By emphasizing the local business environment instead of natural resources, Schumpeter’s theory suggested that nations made their own destinies.  Government that wished to see their citizens prosper should give up territorial ambitions and focus on fostering a favorable business climate- strong property rights, stable prices, free trade, moderate taxes, and consistent regulation- for entrepreneurs at home. There were no intrinsic limits to growth.  Human wants were infinite. Rising incomes and new desires provided just as much opportunity for profitable ventures as opening up new territories.  As long as trade was possible, innovation could offset the constraints of population, territory and resources.  It was a beguiling, romantic,  even a heroic narrative.  His was an equal opportunity, optimistic, and not coincidentally, unwarlike formula for economic success.

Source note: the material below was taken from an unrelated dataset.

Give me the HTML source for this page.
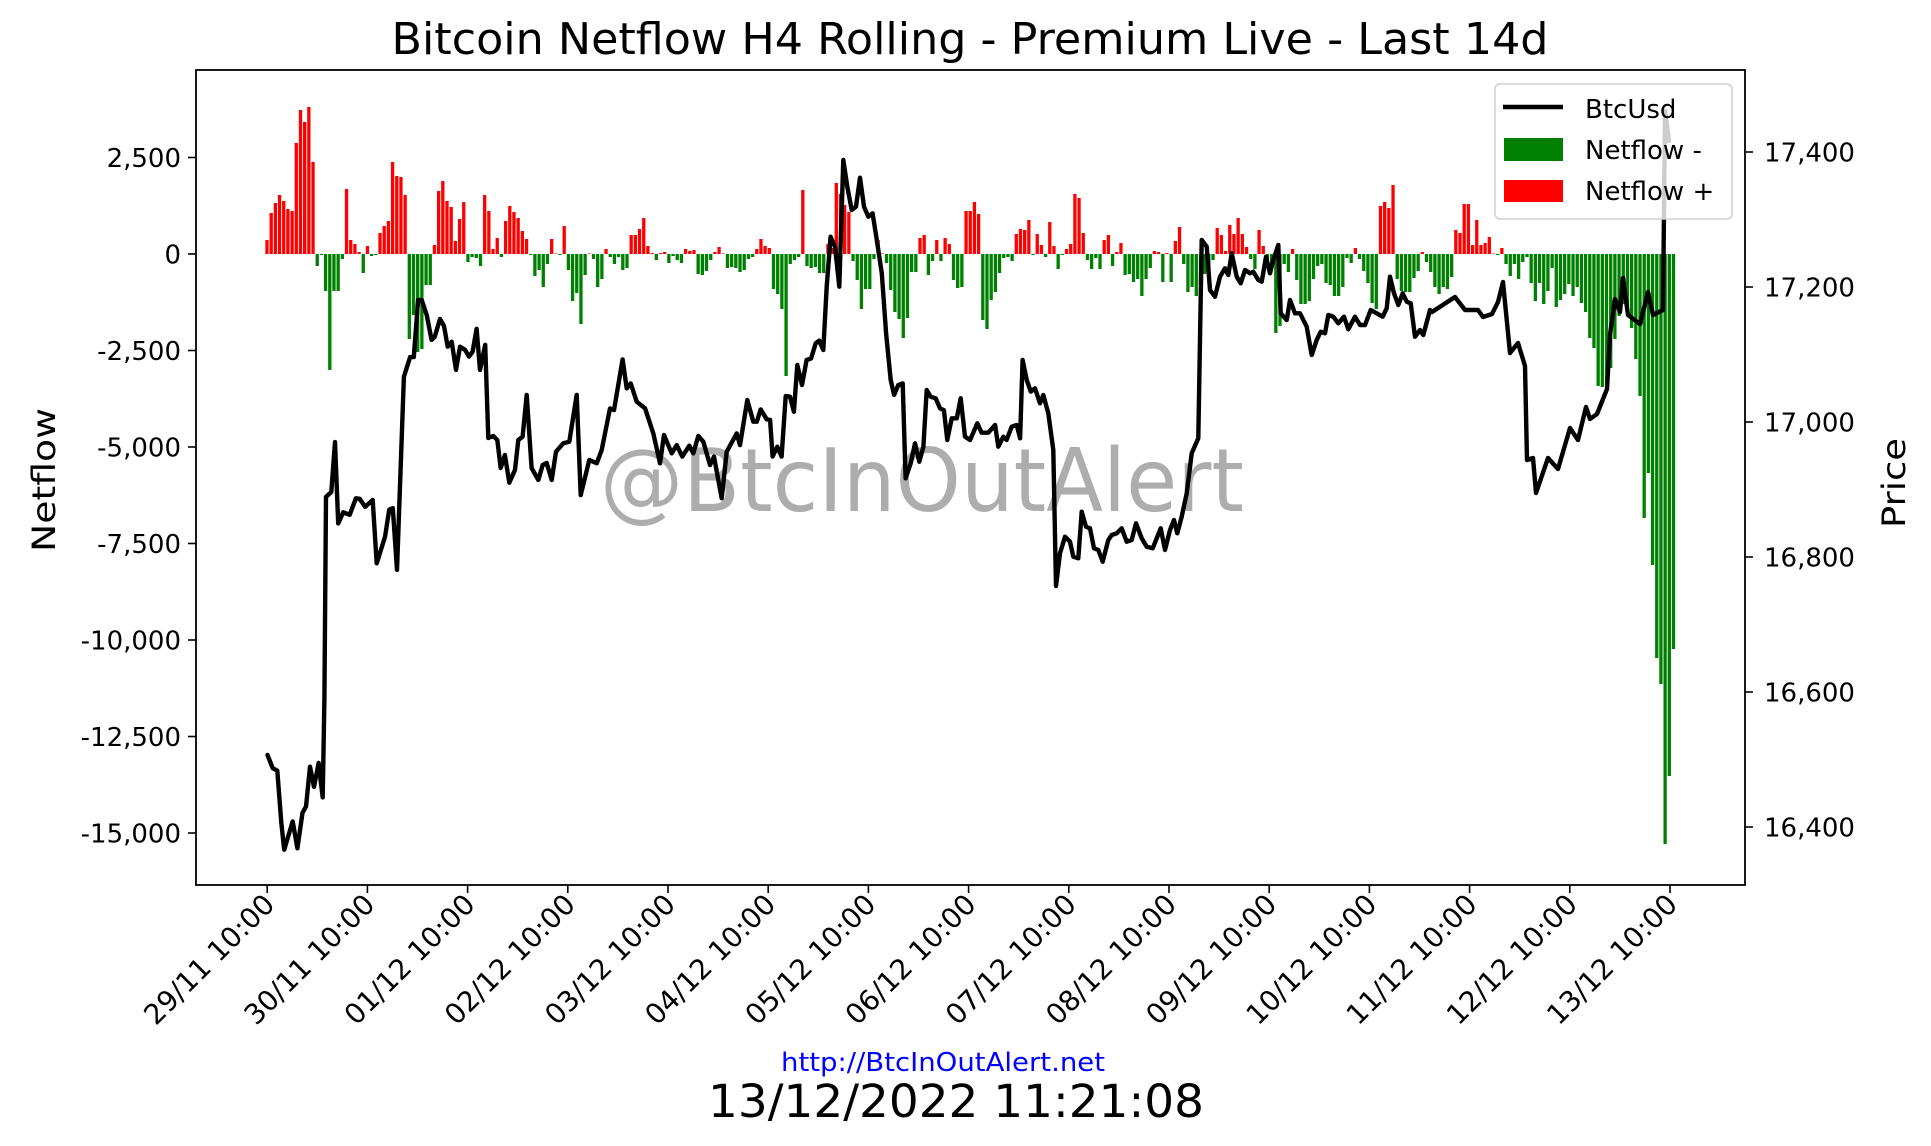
<!DOCTYPE html>
<html><head><meta charset="utf-8"><style>
html,body{margin:0;padding:0;background:#fff;}
svg{display:block;font-family:"DejaVu Sans","Liberation Sans",sans-serif;}
</style></head><body>
<svg id="s" width="1931" height="1146" viewBox="0 0 1931 1146" xmlns="http://www.w3.org/2000/svg">
<rect x="0" y="0" width="1931" height="1146" fill="#fff"/>
<g id="bars"></g>
<path id="line" d="" fill="none" stroke="#000" stroke-width="4.4" stroke-linejoin="round" stroke-linecap="round"/>
<text x="922" y="511" font-size="87" fill="#000" fill-opacity="0.32" text-anchor="middle" textLength="644" lengthAdjust="spacingAndGlyphs">@BtcInOutAlert</text>
<rect x="196" y="70" width="1549" height="815" fill="none" stroke="#000" stroke-width="1.8"/>
<g id="ticks" stroke="#000" stroke-width="1.6"></g>
<g id="ticklabels" font-size="26" fill="#000"></g>
<text x="970" y="54" font-size="44" text-anchor="middle" textLength="1157" lengthAdjust="spacingAndGlyphs">Bitcoin Netflow H4 Rolling - Premium Live - Last 14d</text>
<text transform="translate(55,480) rotate(-90)" font-size="32" text-anchor="middle" textLength="144" lengthAdjust="spacingAndGlyphs">Netflow</text>
<text transform="translate(1905,483) rotate(-90)" font-size="32" text-anchor="middle" textLength="90" lengthAdjust="spacingAndGlyphs">Price</text>
<rect x="1495" y="84" width="237" height="135" rx="5" fill="#fff" fill-opacity="0.8" stroke="#d0d0d0" stroke-width="1.6"/>
<line x1="1503" y1="107" x2="1563" y2="107" stroke="#000" stroke-width="4.4"/>
<rect x="1504" y="138" width="59" height="23" fill="#008000"/>
<rect x="1504" y="180" width="59" height="22" fill="#ff0000"/>
<text x="1585" y="118" font-size="26">BtcUsd</text>
<text x="1585" y="159" font-size="26">Netflow -</text>
<text x="1585" y="200" font-size="26">Netflow +</text>
<text x="943" y="1071" font-size="26" fill="#0000ff" text-anchor="middle" textLength="324" lengthAdjust="spacingAndGlyphs">http://BtcInOutAlert.net</text>
<text x="956" y="1117" font-size="45" text-anchor="middle" textLength="496" lengthAdjust="spacingAndGlyphs">13/12/2022 11:21:08</text>
</svg>
<script>
var NS="http://www.w3.org/2000/svg";
function el(t,a,p){var e=document.createElementNS(NS,t);for(var k in a)e.setAttribute(k,a[k]);p.appendChild(e);return e;}
var A=[14,41,51,59,53,45,43,111,144,132,147,92,-12,-1,-37,-116,-37,-37,-5,65,14,10,2,-19,8,-2,-1,21,28,33,92,78,77,59,-85,-61,-98,-95,-31,-31,9,63,73,53,47,13,35,52,-8,-3,-4,-12,59,43,5,16,-3,33,48,42,36,23,15,-1,-22,-16,-33,-10,15,0,-1,28,-16,-47,-39,-70,-21,0,-5,-33,-25,5,-3,-10,-3,-16,-14,19,19,25,36];
var B=[8,1,-6,1,2,-9,-2,-6,-9,5,3,4,-20,-21,-17,-6,2,7,0,-14,-13,-14,-18,-16,-5,-3,5,15,8,6,-35,-40,-55,-122,-10,-6,-3,64,-12,-14,-13,-19,-19,10,6,71,60,49,42,-7,-26,-55,-35,-35,-5,14,0,-9,-36,-58,-65,-84,-64,-18,-18,16,19,-21,-7,14,-7,16,10,-26,-34,-33,43,43,52,40,-66,-75,-46,-38,-19,-4,-3,-7,20,25,24,34,-1,20];
var C=[9,-3,32,8,-15,-1,5,10,60,56,21,-6,-15,-4,-15,14,19,-12,2,11,-21,-20,-28,-25,-42,-25,-14,3,2,-28,1,-28,13,27,-10,-38,-33,-42,-30,-20,-12,-6,26,19,3,29,20,36,20,7,-5,-15,24,8,-5,-15,-79,-72,-10,-18,5,-26,-50,-50,-47,-25,-12,-10,-29,-31,-42,-42,-33,-4,-9,6,-5,-17,-29,-49,-55,48,52,46,69,-25,-37,-38,-38,-24,-17,2];
var D=[-8,-18,-33,-40,-33,-35,-23,24,21,50,50,9,34,9,11,17,0,-1,6,-10,-22,-10,-25,-8,-3,-29,-47,-29,-50,-37,-14,-53,-46,-40,-30,-42,-33,-49,-58,-84,-94,-132,-133,-132,-114,-85,-62,-50,-60,-74,-105,-142,-264,-219,-311,-404,-430,-590,-522,-395];
var V=A.concat(B,C,D);var bars=document.getElementById('bars');
var x0=267,x1=1673.5,N=V.length,p=(x1-x0)/(N-1),Z=254,w=3.3;
for(var i=0;i<N;i++){var v=V[i];if(v===0)v=0.5;var x=x0+i*p-w/2;
 if(v>0)el('rect',{x:x.toFixed(2),y:(Z-v).toFixed(2),width:w,height:v,fill:'#ff0000'},bars);
 else el('rect',{x:x.toFixed(2),y:Z,width:w,height:-v,fill:'#008000'},bars);}
var OV=[217.2,613,221.4,623.8,225.2,625.8,228.4,668,230.8,690,237.7,667,241.5,688.8,245.6,660,248.5,655,251.7,622.6,255,639,258.7,619.6,262,647.5,263.4,568,264.7,403.5,269,399.5,272,359,274.6,425,278.7,416,284,418,289,404.6,292,405,296.5,411.5,302.6,406,305.9,457.5,312.6,436,316,414,319,412.6,322.4,462.8,328,306,333,290,336,290,339.5,243.6,342.4,243.6,346.5,255.8,350.5,276,353,273.6,357.3,259,360.5,264.7,363.5,281.5,366.8,277.5,370.3,300.4,373.5,281.5,377.6,284,380.8,289.6,383.8,285.6,387,267,389.8,300.4,394,280,396.5,355.7,400.6,354,403.8,357.3,406.6,380,410,369.5,413.6,392,418.2,381.6,420.9,357.3,424.4,354.6,427.7,320.7,431.7,380,437.1,389.8,440.7,377.6,443.9,376,448,389.8,451.5,366.8,457.4,360,462.3,358.7,468.3,320.7,471.5,402,478.5,373.5,484.5,376.2,488.6,365.4,495.3,331.6,498.6,333,505.6,291.8,508.9,315.3,512.1,311.3,517,326.2,523.8,331.6,
530.5,351.9,535.9,376.2,539.2,353.2,545.4,368.1,549.5,361.4,554,370.8,559.7,361.9,563,368.1,567,354,571.1,358.7,576.5,377.6,579.8,370.8,586,404.6,590.1,366.8,598.2,351.9,600.9,361.4,606.8,324.8,611.7,342.4,614.5,342.4,617.7,332.4,622.6,340.5,625.3,341,627.4,370.8,631.2,362.7,634.7,370.8,638,321.6,641.5,322.1,644.7,334.3,647.4,296.4,651.2,312.6,655,292.3,658.6,291,662.4,278.8,665.3,276.6,668.5,284.2,671.3,232.8,674.5,192.2,678,200.3,681.5,232.8,684.8,129.9,688,151.6,691.6,170.5,695.1,167.8,698.3,144.3,701.6,167.8,705.1,176,708.6,173.2,712.4,197.6,716,222,719.5,270.7,723.3,308.6,726,320.7,729.4,312.6,733,311.3,735.4,388.4,739.5,376.2,743,360,746.5,374.9,749.8,362.7,752.5,316.7,755.7,322.1,759.8,323.4,763.3,331.6,766.5,333,769.2,357.3,772.8,339.7,776.9,339.7,780.1,323.4,783.6,354.6,787.7,357.3,793.6,343.7,797.1,351.4,802.5,351.4,808,345.1,810.6,362.7,814.7,354.6,817.4,357.3,821.5,346.5,825.6,345.1,828.3,355.9,830.4,292.3,833.7,308.6,837,318,840.4,315.3,844.5,327.5];
var RL=[1043.3,395,1048.3,413.3,1053.3,450,1056,586,1060,553.3,1065,536.7,1070,541.7,1073.3,556.7,1078.3,558.3,1081.7,511.7,1086,526.7,1090,528.3,1094,548.3,1098.3,550,1102.7,561.7,1108.3,540,1111.7,535,1116.7,533.3,1121.7,528.3,1126.7,541.7,1131.7,540,1136,523.3,1141.7,538.3,1146.7,546.7,1152.7,548.3,1156.7,538.3,1160.7,528.3,1165,550,1170,530,1174,520,1177.3,533.3,1181.7,516.7,1186.7,493.3,1191.7,453.3,1198.3,438.3,1201.7,240,1206.7,246.7,1210,290,1215,296.7,1220,276.7,1225,268.3,1228.3,275,1231.7,253.3,1236.7,276.7,1240.7,283.3,1245,270,1250,273.3,1253.3,271.7,1258.3,280,1261.7,281.7,1266,256.7,1270,273.3,1273.3,260,1278.3,245,1280.7,313.3,1286.7,320,1290,300,1295,313.3,1300,313.3,1306.7,326.7,1311.7,355,1316.7,340,1320.7,331.7,1325,333.3,1328.3,315,1333.3,316.7,1338.3,323.3,1344,316.7,1348.3,329.3,1355,316.7,1360,325,1365,325,1370.7,310,1376.7,313.3,1382.7,316.7,1386.7,308.3,1390,276.7,1394,293.3,1398.3,305,1402.7,293.3,1406.7,301.7,1410.7,303.3,1415,336.7,1420,330,1423.3,335,1430,310,1432,312,1455,297,1465,310,1478,310,1483,317,1492,314,1498,302,1503,282,1510,353,1518,343,1525,366,1527,460,1533,458,1536,493,1548,458,1558,469,1570,428,1578,440,1586,407,1590,419,1597,414,1607,389,1610,335,1615,299,1620,312,1623,278,1628,315,1640,324,1648,292,1653,315,1663,310,1665,111,1669,141];
var k=1.2315,d='';
for(var i=0;i<OV.length;i+=2)d+=(i?'L':'M')+(OV[i]*k).toFixed(1)+' '+(OV[i+1]*k).toFixed(1);
for(var i=0;i<RL.length;i+=2)d+='L'+RL[i]+' '+RL[i+1];
document.getElementById('line').setAttribute('d',d);
var tk=document.getElementById('ticks'),tl=document.getElementById('ticklabels');
function fmt(n){var s=Math.abs(n).toString().replace(/\B(?=(\d{3})+(?!\d))/g,',');return (n<0?'-':'')+s;}
for(var v=2500;v>=-15000;v-=2500){var y=254-v*0.0386;el('line',{x1:188,y1:y,x2:196,y2:y},tk);var t=el('text',{x:181,y:y+9.5,'text-anchor':'end'},tl);t.textContent=fmt(v);}
for(var pr=16400;pr<=17400;pr+=200){var y=152+(17400-pr)*0.675;el('line',{x1:1745,y1:y,x2:1753,y2:y},tk);var t=el('text',{x:1764,y:y+9.5},tl);t.textContent=fmt(pr);}
var labs=['29/11','30/11','01/12','02/12','03/12','04/12','05/12','06/12','07/12','08/12','09/12','10/12','11/12','12/12','13/12'];
for(var i=0;i<15;i++){var x=267.2+i*100.2;el('line',{x1:x,y1:885,x2:x,y2:893},tk);var t=el('text',{transform:'translate('+(x+9)+',906) rotate(-45)','text-anchor':'end','font-size':'28'},tl);t.textContent=labs[i]+' 10:00';}
</script>
</body></html>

From Grand Pursuit-  The Story of Economic Genius by Sylvia Nasar

HKO comments:

Strong economies promote peaceful relations.  It is to our benefit that other nations also promote strong and stable economies.  Strong economies are growing economies.  We can not make an economy stronger by modifying the distribution of wealth if in the process we impede the creation of wealth.

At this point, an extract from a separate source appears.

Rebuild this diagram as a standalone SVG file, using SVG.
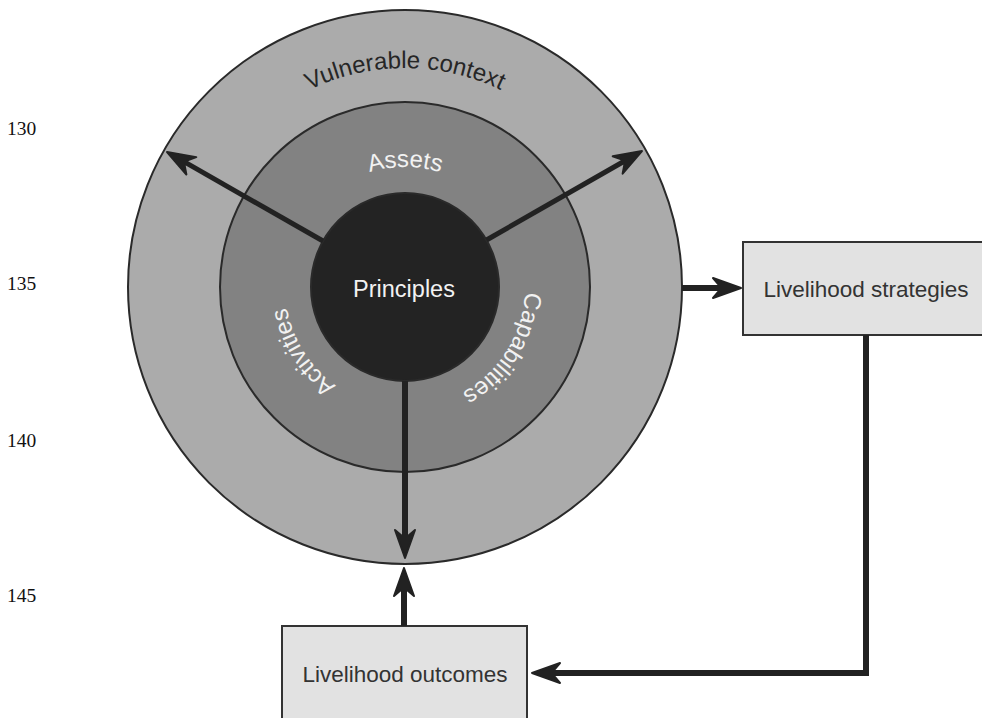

This economic downturn has reduced the number of the wealthy.  So did the criminal antics of Bernie Madoff.  Are we any better off as a result?

In his blog Economics One,  Reassessing the Recovery (Feb 6, 2012) , John Taylor uses two charts to describe why this recovery is so unsatisfying.

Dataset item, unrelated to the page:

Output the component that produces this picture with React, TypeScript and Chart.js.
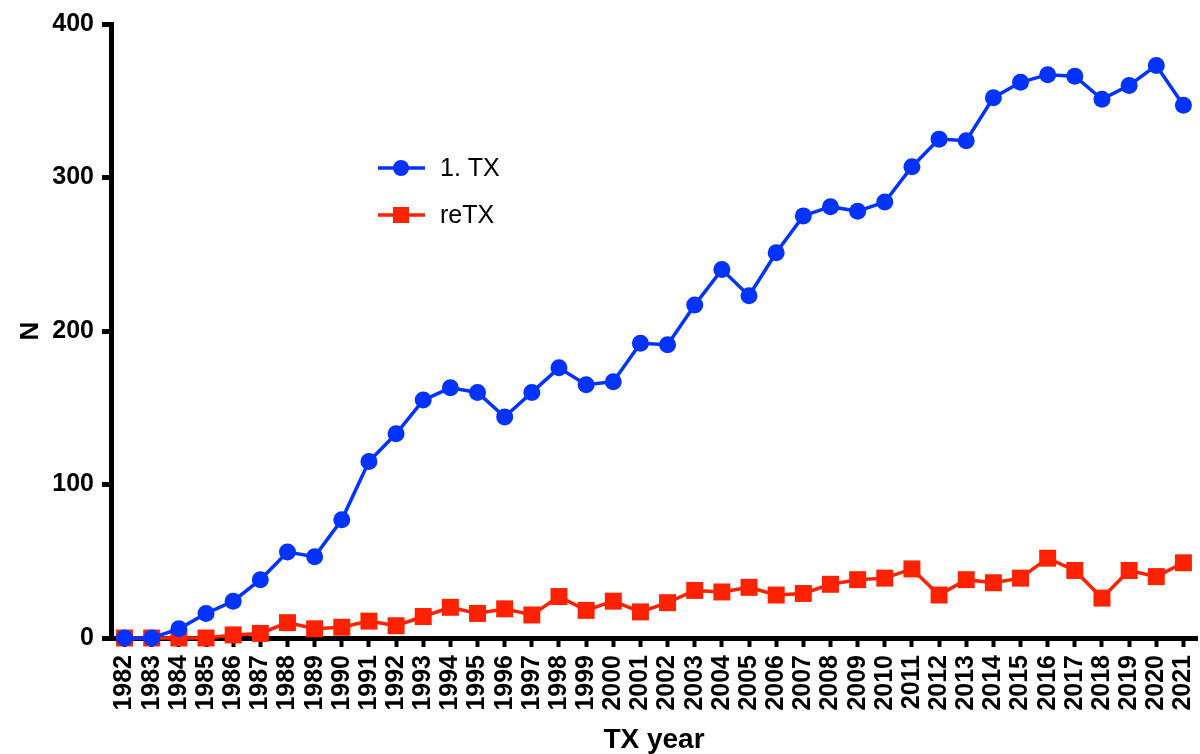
import React, { useEffect, useRef } from "react";
import { Chart, registerables } from "chart.js";

Chart.register(...registerables);

const years: string[] = [
  "1982","1983","1984","1985","1986","1987","1988","1989","1990","1991",
  "1992","1993","1994","1995","1996","1997","1998","1999","2000","2001",
  "2002","2003","2004","2005","2006","2007","2008","2009","2010","2011",
  "2012","2013","2014","2015","2016","2017","2018","2019","2020","2021",
];

const firstTx: number[] = [
  0, 0, 6, 16, 24, 38, 56, 53, 77, 115,
  133, 155, 163, 160, 144, 160, 176, 165, 167, 192,
  191, 217, 240, 223, 251, 275, 281, 278, 284, 307,
  325, 324, 352, 362, 367, 366, 351, 360, 373, 347,
];

const reTx: number[] = [
  0, 0, 0, 0, 2, 3, 10, 6, 7, 11,
  8, 14, 20, 16, 19, 15, 27, 18, 24, 17,
  23, 31, 30, 33, 28, 29, 35, 38, 39, 45,
  28, 38, 36, 39, 52, 44, 26, 44, 40, 49,
];

const seriesNames: string[] = ["1. TX", "reTX"];
const yTicks: number[] = [0, 100, 200, 300, 400];

const BLUE = "#0033ff";
const RED = "#ff2200";
const FONT = "Arial, 'Liberation Sans', sans-serif";

const legendPlugin = {
  id: "insideLegend",
  afterDraw(chart: any) {
    const ctx = chart.ctx;
    const items = [
      { label: seriesNames[0], color: BLUE, style: "circle", y: 168 },
      { label: seriesNames[1], color: RED, style: "rect", y: 215 },
    ];
    ctx.save();
    for (const it of items) {
      ctx.strokeStyle = it.color;
      ctx.lineWidth = 3.5;
      ctx.beginPath();
      ctx.moveTo(378, it.y);
      ctx.lineTo(425, it.y);
      ctx.stroke();
      ctx.fillStyle = it.color;
      if (it.style === "circle") {
        ctx.beginPath();
        ctx.arc(401, it.y, 8, 0, Math.PI * 2);
        ctx.fill();
      } else {
        ctx.fillRect(393, it.y - 8, 16, 16);
      }
      ctx.fillStyle = "#000";
      ctx.font = `25px ${FONT}`;
      ctx.textBaseline = "middle";
      ctx.textAlign = "left";
      ctx.fillText(it.label, 440, it.y + 1);
    }
    ctx.restore();
  },
};

export default function App() {
  const ref = useRef<HTMLCanvasElement | null>(null);

  useEffect(() => {
    document.body.style.margin = "0";
    const canvas = ref.current;
    if (!canvas) return;
    const chart = new Chart(canvas, {
      type: "line",
      data: {
        labels: years,
        datasets: [
          {
            label: seriesNames[0],
            data: firstTx,
            borderColor: BLUE,
            backgroundColor: BLUE,
            borderWidth: 3.5,
            pointStyle: "circle",
            pointRadius: 8.5,
            pointBorderWidth: 0,
            pointBackgroundColor: BLUE,
            clip: false as any,
            tension: 0,
          },
          {
            label: seriesNames[1],
            data: reTx,
            borderColor: RED,
            backgroundColor: RED,
            borderWidth: 3.5,
            pointStyle: "rect",
            pointRadius: 12,
            pointBorderWidth: 0,
            pointBackgroundColor: RED,
            clip: false as any,
            tension: 0,
          },
        ],
      },
      options: {
        responsive: false,
        animation: false,
        layout: { autoPadding: false, padding: { top: 24, right: 3, left: 0, bottom: 0 } },
        plugins: {
          legend: { display: false },
          tooltip: { enabled: false },
        },
        scales: {
          x: {
            type: "category",
            offset: true,
            grid: {
              display: true,
              drawOnChartArea: false,
              drawTicks: true,
              tickLength: 9,
              tickWidth: 4,
              color: "#000",
              offset: false,
            },
            border: { display: true, color: "#000", width: 5 },
            ticks: {
              color: "#000",
              font: { family: FONT, size: 25, weight: "bold" },
              minRotation: 90,
              maxRotation: 90,
              autoSkip: false,
              padding: 8,
            },
            title: {
              display: true,
              text: "TX year",
              color: "#000",
              font: { family: FONT, size: 28, weight: "bold", lineHeight: 1 },
              padding: { top: 0, bottom: 0 },
            },
            afterFit(scale: any) {
              scale.height = 116;
              scale.paddingLeft = 0;
              scale.paddingRight = 0;
            },
          },
          y: {
            min: 0,
            max: 400,
            afterBuildTicks(scale: any) {
              scale.ticks = yTicks.map((v) => ({ value: v }));
            },
            grid: {
              display: true,
              drawOnChartArea: false,
              drawTicks: true,
              tickLength: 9,
              tickWidth: 5,
              color: "#000",
            },
            border: { display: true, color: "#000", width: 5 },
            ticks: {
              color: "#000",
              font: { family: FONT, size: 25, weight: "bold" },
              padding: 8,
            },
            title: {
              display: true,
              text: "N",
              color: "#000",
              font: { family: FONT, size: 26, weight: "bold" },
              padding: { top: 15, bottom: 0 },
            },
            afterFit(scale: any) {
              scale.width = 111;
              scale.paddingTop = 0;
              scale.paddingBottom = 0;
            },
          },
        },
      },
      plugins: [legendPlugin],
    });
    return () => chart.destroy();
  }, []);

  return (
    <div style={{ position: "absolute", left: 0, top: 0, width: 1200, height: 754 }}>
      <canvas ref={ref} width={1200} height={754} style={{ width: 1200, height: 754 }} />
    </div>
  );
}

A normal recovery regresses to the mean like this:

A normal recovery regressing to the mean

This recovery looks like this:

Stabilizing at a lower rate of growth.

We can not tax our way out of our debt any more than we can spend our way out of debt.  We must realize a program of more substantial growth.  This administration seems clueless in this endeavor.

There is much more at stake than dollars and cents, jobs and profits.  Economic instability creates an environment fertile for political and global instability.